La Verne’s performance is entirely in service to The Evil Queen’s literary archetype, and she meets those demands gloriously. There isn’t room for her to reinvent the wheel, but she manages to exemplify it with her commitment to the woman’s cold-blooded contempt and assuredness. More than that, there’s something to be said for acting achievements that capably shade an archetypal, evocatively written role rather than subverting or complicating it. La Verne’s menace never wavers, and Snow White is stronger for how muscular and clearly defined her characterization is.
It also helps that the film’s script knows exactly what contexts to show her in. She’s always either in an authoritative position, manipulating someone, or scheming in her lair. The Queen refuses to wallow or throw a tantrum when she learns Snow White is alive, and aside from her victorious stare at the girl after she bites the apple, there’s no scenes of her celebrating. She’s simply relentless, borne from an assuredness in her own magnificence and her practical application of it to further her own ends. I love how, in her very first scene where the Mirror tells her she’s no longer the fairest in the land, the Queen’s first impulse is to say the maiden will be lashed without a second thought. Not for a second does she consider this mystery girl an immovable obstacle - if the Mirror won’t name the Queen, she’ll damn well do the work to make it name her. Only when she learns the maiden is Snow White does she become threatened, and she moves quickly to dispose of her enemy.
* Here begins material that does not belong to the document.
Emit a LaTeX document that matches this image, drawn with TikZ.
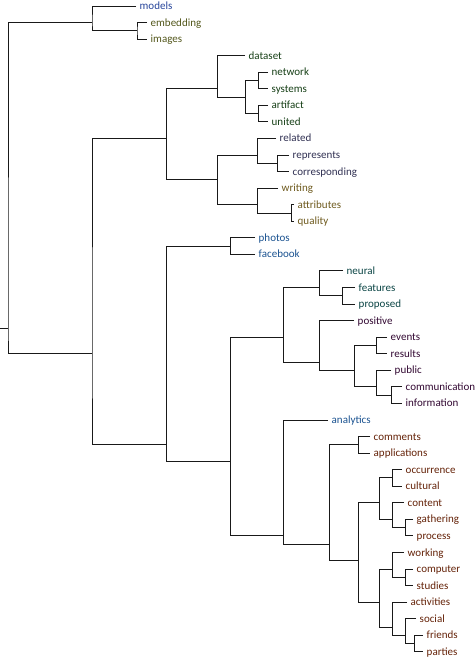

Still, as grave and imposing La Verne’s Evil Queen is, she best distinguishes herself once the Queen transforms herself into an old crone. It’s astounding to witness this vain woman so easily discard her beauty for the sake of offing the competition, and La Verne’s unbeatable cackle turns this sacrifice into a glorious tribute to her own ingenuity and villainy. It takes work to pull off such a powerful disguise spell, and still even more work is necessary to track down and trick her stepdaughter. The Queen’s glee is topped off by her own certainty that she now has all the necessary tools to finally rid herself of Snow White. In no time at all she’s flipping through spellbooks to find the right way to annihilate her stepdaughter. When she describes with wicked delight how her apple will send Snow White into an eternal slumber, tricking the dwarfs into thinking she’s died and letting them suffocate her when she’s buried in the ground, it feels almost conspiratorial.
Fun fact: La Verne changed her voice for the crone by removing her false teeth!
This, of course, leads to her pas de deux with Snow White in the dwarf’s cottage. The Queen barely pantomimes the role of the helpless old woman, asserting herself into the cottage and offering the girl a delicious red apple. Here La Verne gets to flex her voice into the realms of false obsequiousness overlaid atop giddy anticipation. Her disguise is the shroud of temptation she wields over Snow White, promising true love if she would only take a bite from the apple. It’s hard to imagine the old crone doesn’t spook Snow White even a little bit, yet the girl’s trepidation is no match for the treasures La Verne promises with such covetous excitement. And nothing tops her hushed, almost reverent recitation of the apple’s effects once they take hold. The Queen looks like she can barely articulate her triumph, yet it takes her no time to let loose with another hideous laugh.
I’m sure this has been explicitly stated in these posts before, but my own write-ups are more about interesting alternatives than people who clearly had a shot and missed. Still, it's fun and fascinating to imagine what the ripple effect of the Academy nominating a voice performance so early in its existence might have been. Much like the continued shut-out of documentaries from any Best Picture lineup, I’m as curious as anyone else about what film will finally overcome this hurdle, and which boxes they’ll have to tick off to make it happen. These sorts of hypotheticals always swing me around to the question of “couldn’t they have done it earlier?”, which brings us back to Snow White, which offers such an iconic, platinum-class example of how good voice acting can really elevate a film while totally serving it that it’s hard to imagine a nomination for La Verne not having an impact on the Oscars going forward.
Even if a nomination for La Verne’s work as the Evil Queen wouldn’t have led to much alterations in how voice work is rewarded, it would still be a tremendously deserving citation for one of the best villains to grace the silver screen. Her Evil Queen fits into a familiar fairytale archetype while redefining its contours and potentialities for generations of evil stepmothers and wicked queens and dark magicians. You can see her influence everywhere. And yes, it’s a tribute to the invaluable animators who drew her that she’s the legend she is today. There is no Evil Queen without the work of those artists. But by that same token, there is absolutely no Evil Queen without the mad, cackling voice of Lucille La Verne.